What truer test is there for a kid than a foot race? There you are — maybe on the playground, maybe the blacktop — lined up against friends or one single rival, when — bam! — you set off towards the finish line hoping to best the others with your natural ability. For most kids, the strategy of a foot race begins and ends with “run as fast as you can.” But, of course, there is more to that. So much more.
That’s why we reached out to Bob Prichard. Prichard is the president of Somax Sports, a performance training institute dedicated to improving athletic efficiency. Since 1970, Prichard has trained runners, swimmers, and golfers, honing their abilities. Athletes he has trained have won an astounding 44 Olympic Gold Medals and set 11 World Records. So if you’re looking to offer your kid some advice on their running form, be it for an upcoming fun run, foot race to become ruler of the schoolyard, or because they just kind of look all wobbly when they sprint, Prichard shared six tips for honing their form so you can help your kid achieve their need for speed.
Lead With the Chin
As far as running form is considered, one of the easiest mistakes to fix is the position of the chin. Many people tend to run with their chin down but Prichard says if you look at the best distance runners, “they all lead with their chin.”. Why? Per Prichard, “this greatly reduces overstride and you can run faster because your center of mass is slightly more upright.” In other words? Where the chin leads, the body is more likely to follow properly.
Increase Stride Angle
Stride angle is the maximum opening between the front and back upper legs when you run. It usually occurs during “toe off”, aka when your toes press off the ground. By observing Usain Bolt’s legendary starts, Prichard’s team at Somax discovered that for every degree a runner increases in stride angle, the length of your stride will increase two percent. Explaining to your kids to try to bring their front knee up higher as they run could help them turn on the jets.

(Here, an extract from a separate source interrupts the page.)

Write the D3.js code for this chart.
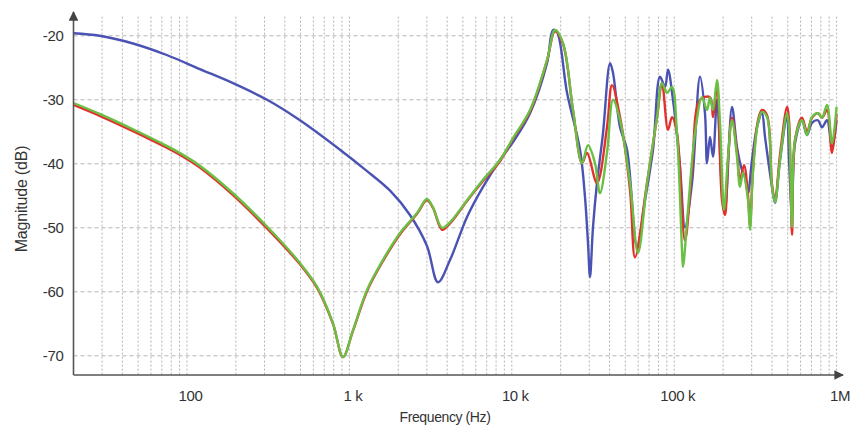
<!DOCTYPE html>
<html>
<head>
<meta charset="utf-8">
<script src="https://cdn.jsdelivr.net/npm/d3@7"></script>
<style>
  body { margin: 0; background: #fff; }
  svg text { font-family: "Liberation Sans", Arial, sans-serif; fill: #333; }
</style>
</head>
<body>
<svg id="chart" width="862" height="434"></svg>
<script>
// frequency response, [Hz, dB]
const blue = [
  [20, -19.6], [29, -20.0], [46.5, -21.2], [75, -23.0], [120, -25.2], [192, -27.4],
  [311, -30.0], [496, -33.2], [875, -37.8], [1250, -40.9], [1780, -44.2], [2360, -48.0],
  [3000, -52.8], [3510, -58.5], [4170, -55.0], [5300, -48.3], [6650, -43.6], [8460, -39.4],
  [10170, -36.6], [12950, -32.1], [16470, -24.3], [17940, -19.1], [18980, -19.4], [21880, -28.9],
  [26300, -37.8], [28230, -45.2], [29460, -52.4], [30300, -57.7], [31620, -49.9], [33460, -43.0],
  [36440, -35.2], [40250, -24.3], [42000, -25.8], [46380, -34.3], [51220, -37.8], [59020, -53.0],
  [66120, -45.7], [74050, -37.8], [81770, -26.4], [87780, -28.0], [91580, -25.3], [98310, -30.0],
  [108600, -40.5], [116500, -49.9], [128700, -43.0], [144200, -26.4], [154700, -32.1], [159200, -39.9],
  [166100, -35.8], [173400, -38.9], [183400, -30.0], [197000, -44.1], [205500, -47.2], [226900, -31.1],
  [243600, -37.4], [261500, -41.0], [272900, -42.1], [284700, -44.6], [301300, -39.4], [323500, -34.3],
  [347200, -32.1], [362400, -35.8], [400200, -43.6], [417600, -46.1], [448300, -39.4], [495000, -32.7],
  [509300, -39.4], [531500, -47.7], [554500, -36.8], [612300, -33.2], [657300, -35.5], [705500, -33.6],
  [768400, -33.2], [812800, -34.3], [872900, -33.2], [937000, -37.5], [1000000, -33.2]
];

const red = [
  [20, -30.8], [29, -32.5], [46.5, -34.9], [75, -37.5], [94.5, -38.9], [120, -40.6], [192, -44.9],
  [311, -50.1], [496, -55.7], [632, -59.4], [792, -65.0], [913, -70.2], [1052, -66.1], [1284, -59.9],
  [1610, -55.2], [2050, -51.0], [2610, -47.8], [3000, -45.7], [3270, -46.9], [3720, -50.3], [4170, -49.3],
  [5300, -45.8], [6650, -42.7], [8460, -39.6], [10170, -36.1], [12950, -31.8], [16470, -23.9], [18450, -19.3],
  [20670, -21.3], [23810, -31.6], [27060, -39.9], [29050, -38.3], [33460, -43.0], [38560, -34.3],
  [41400, -27.7], [46380, -32.7], [53440, -44.1], [57370, -54.6], [68020, -43.0], [78390, -32.7],
  [84120, -27.4], [91580, -34.7], [96920, -32.7], [104000, -35.2], [116500, -52.0], [128700, -41.0],
  [144200, -30.0], [166100, -29.6], [173400, -32.7], [183400, -28.0], [197000, -45.7], [205500, -48.0],
  [214500, -39.4], [226900, -32.8], [243600, -38.2], [254200, -42.5], [269000, -40.2], [284700, -44.9],
  [292900, -49.6], [305500, -41.0], [328100, -33.2], [347200, -31.6], [372800, -32.4], [400200, -43.3],
  [417600, -45.7], [448300, -38.6], [495000, -31.1], [509300, -33.2], [531500, -51.1], [554500, -36.3],
  [612300, -32.8], [657300, -35.0], [705500, -32.8], [768400, -32.1], [812800, -32.8], [872900, -31.6],
  [937000, -38.3], [1000000, -32.2]
];

const green = [
  [20, -30.5], [29, -32.2], [46.5, -34.6], [75, -37.2], [94.5, -38.6], [120, -40.3], [192, -44.6],
  [311, -49.8], [496, -55.5], [632, -59.2], [792, -64.9], [913, -70.2], [1052, -66.0], [1284, -59.7],
  [1610, -55.0], [2050, -50.8], [2610, -47.7], [3000, -45.5], [3270, -46.8], [3720, -50.0], [4170, -49.1],
  [5300, -45.7], [6650, -42.5], [8460, -39.4], [10170, -36.0], [12950, -31.6], [16470, -23.8], [18450, -19.1],
  [20670, -21.1], [23810, -31.6], [27060, -39.9], [29460, -37.1], [32530, -39.9], [34920, -44.6],
  [38560, -38.3], [42000, -30.0], [46380, -33.2], [53440, -43.0], [59860, -53.9], [68020, -43.0],
  [78390, -32.7], [84120, -27.4], [90290, -28.9], [96920, -28.0], [104000, -35.2], [111700, -53.5],
  [113300, -56.1], [121600, -47.2], [134300, -35.2], [148400, -29.6], [159200, -31.6], [166100, -29.6],
  [173400, -31.6], [183400, -26.9], [191400, -33.6], [202600, -47.2], [214500, -38.9], [226900, -33.2],
  [243600, -38.9], [254200, -43.6], [265200, -41.4], [284700, -45.7], [292900, -50.3], [305500, -41.4],
  [328100, -33.6], [347200, -31.9], [372800, -32.7], [400200, -43.6], [417600, -46.0], [448300, -39.4],
  [495000, -32.1], [509300, -34.3], [531500, -49.9], [554500, -36.3], [612300, -33.2], [657300, -35.5],
  [705500, -32.7], [768400, -32.1], [812800, -32.8], [872900, -30.8], [937000, -36.8], [1000000, -31.1]
];

const series = [
  { name: "blue", data: blue, color: "#4a53b3" },
  { name: "red", data: red, color: "#e2312c" },
  { name: "green", data: green, color: "#6bbf45" }
];

const yTicks = [-20, -30, -40, -50, -60, -70];
const xTicks = [100, 1000, 10000, 100000, 1000000];
const xTickLabels = ["100", "1 k", "10 k", "100 k", "1M"];

const svg = d3.select("#chart");

const x = d3.scaleLog().domain([20, 1e6]).range([73.5, 836.6]);
const y = d3.scaleLinear().domain([-73, -17]).range([375, 16.6]);

//grid
const grid = svg.append("g").attr("class", "grid");
grid.selectAll("line.v")
  .data(x.ticks())
  .enter().append("line")
    .attr("class", "v")
    .attr("x1", d => x(d)).attr("x2", d => x(d))
    .attr("y1", y(-17)).attr("y2", y(-73))
    .attr("stroke", "#b4b4b4")
    .attr("stroke-width", 1)
    .attr("stroke-dasharray", "2,2");
grid.selectAll("line.h")
  .data(yTicks)
  .enter().append("line")
    .attr("class", "h")
    .attr("x1", x(20)).attr("x2", x(1e6))
    .attr("y1", d => y(d)).attr("y2", d => y(d))
    .attr("stroke", "#b4b4b4")
    .attr("stroke-width", 1)
    .attr("stroke-dasharray", "4,3");

//curves
const line = d3.line()
  .x(d => x(d[0]))
  .y(d => y(d[1]))
  .curve(d3.curveCatmullRom.alpha(0.5));

svg.append("g").selectAll("path")
  .data(series)
  .enter().append("path")
    .attr("d", d => line(d.data))
    .attr("fill", "none")
    .attr("stroke", d => d.color)
    .attr("stroke-width", 2.4)
    .attr("stroke-linejoin", "round");

//axes
const defs = svg.append("defs");
defs.append("marker")
  .attr("id", "arrow")
  .attr("viewBox", "0 0 10 10")
  .attr("refX", 9).attr("refY", 5)
  .attr("markerWidth", 6).attr("markerHeight", 6)
  .attr("orient", "auto")
  .append("path")
    .attr("d", "M0,0L10,5L0,10z")
    .attr("fill", "#444");

svg.append("line")
  .attr("x1", x(20)).attr("x2", 843)
  .attr("y1", 375).attr("y2", 375)
  .attr("stroke", "#555").attr("stroke-width", 1.6)
  .attr("marker-end", "url(#arrow)");
svg.append("line")
  .attr("x1", x(20)).attr("x2", x(20))
  .attr("y1", 375).attr("y2", 12)
  .attr("stroke", "#555").attr("stroke-width", 1.6)
  .attr("marker-end", "url(#arrow)");

const yAxis = svg.append("g")
  .attr("transform", `translate(${x(20)},0)`)
  .call(d3.axisLeft(y).tickValues(yTicks).tickSize(0).tickPadding(10)
    .tickFormat(d => String(d)));
yAxis.select(".domain").remove();
yAxis.selectAll("text")
  .attr("font-size", "15px")
  .attr("letter-spacing", "-0.3px")
  .style("font-family", "'Liberation Sans', Arial, sans-serif")
  .attr("fill", "#333");

const xAxis = svg.append("g")
  .attr("transform", "translate(0,375)")
  .call(d3.axisBottom(x).tickValues(xTicks).tickSize(0).tickPadding(15)
    .tickFormat((d, i) => xTickLabels[i]));
xAxis.select(".domain").remove();
xAxis.selectAll("text")
  .attr("font-size", "15px")
  .attr("letter-spacing", "-0.4px")
  .attr("dx", 3)
  .style("font-family", "'Liberation Sans', Arial, sans-serif")
  .attr("fill", "#333");

svg.append("text")
  .attr("x", 445).attr("y", 422)
  .attr("text-anchor", "middle")
  .attr("font-size", "14px")
  .attr("letter-spacing", "-0.4px")
  .text("Frequency (Hz)");

svg.append("text")
  .attr("transform", "translate(27,199) rotate(-90)")
  .attr("text-anchor", "middle")
  .attr("font-size", "16px")
  .attr("letter-spacing", "-0.2px")
  .text("Magnitude (dB)");
</script>
</body>
</html>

Teach Them To Run With Their Knees and Elbows
Many runners try to increase stride length in hopes that it will help them reach their top speed, but Prichard says this is a common mistake and leads to overstriding. “Overstriding is reaching out with the lower leg to try and lengthen your stride,” says Prichard. So how do you make sure your kid is increasing their stride angle without overstriding? Prichard says he teaches kids to “run with your knees and elbows instead of your feet and hands.”
Cut Down on Toe Lift
According to Prichard, this one of the most common mistakes runners make when trying to increase speed. “People will lift their toes when they are running and end up landing on their heels,” he says. It can lead to shin splints, because landing on the heel and move forward while the shin muscles are still contracted, causing tears in the muscles.
Stretch Your Shoulders
The shoulders are an essential but often overlooked part of a runner’s stretch. Why? Upper body torque or twisting the upper body while running puts runners at a huge disadvantage. That movement, per Prichard, is “mainly caused by stiffness in the shoulders.” Stretching your shoulders not only helps one move faster but also avoid injury.
Pay Mind To Chest and Stomach Flexibility
Runners run on oxygen. So taking in more oxygen is a key aspect of being able to dust opponents. Per Prichard, your oxygen intake while running “is mainly determined by how much flexibility you have in your chest and stomach.” What are some of the leading cause of tightness in these areas? According to Prichard, this stiffness often comes from bench press and sit ups. These exercises cause muscles become tight and “reduce the amount of air you can take in.” We doubt your kids are tossing steel, this is a good thing to know as they graduate from schoolyard races to track and field, football, or, well, any sport.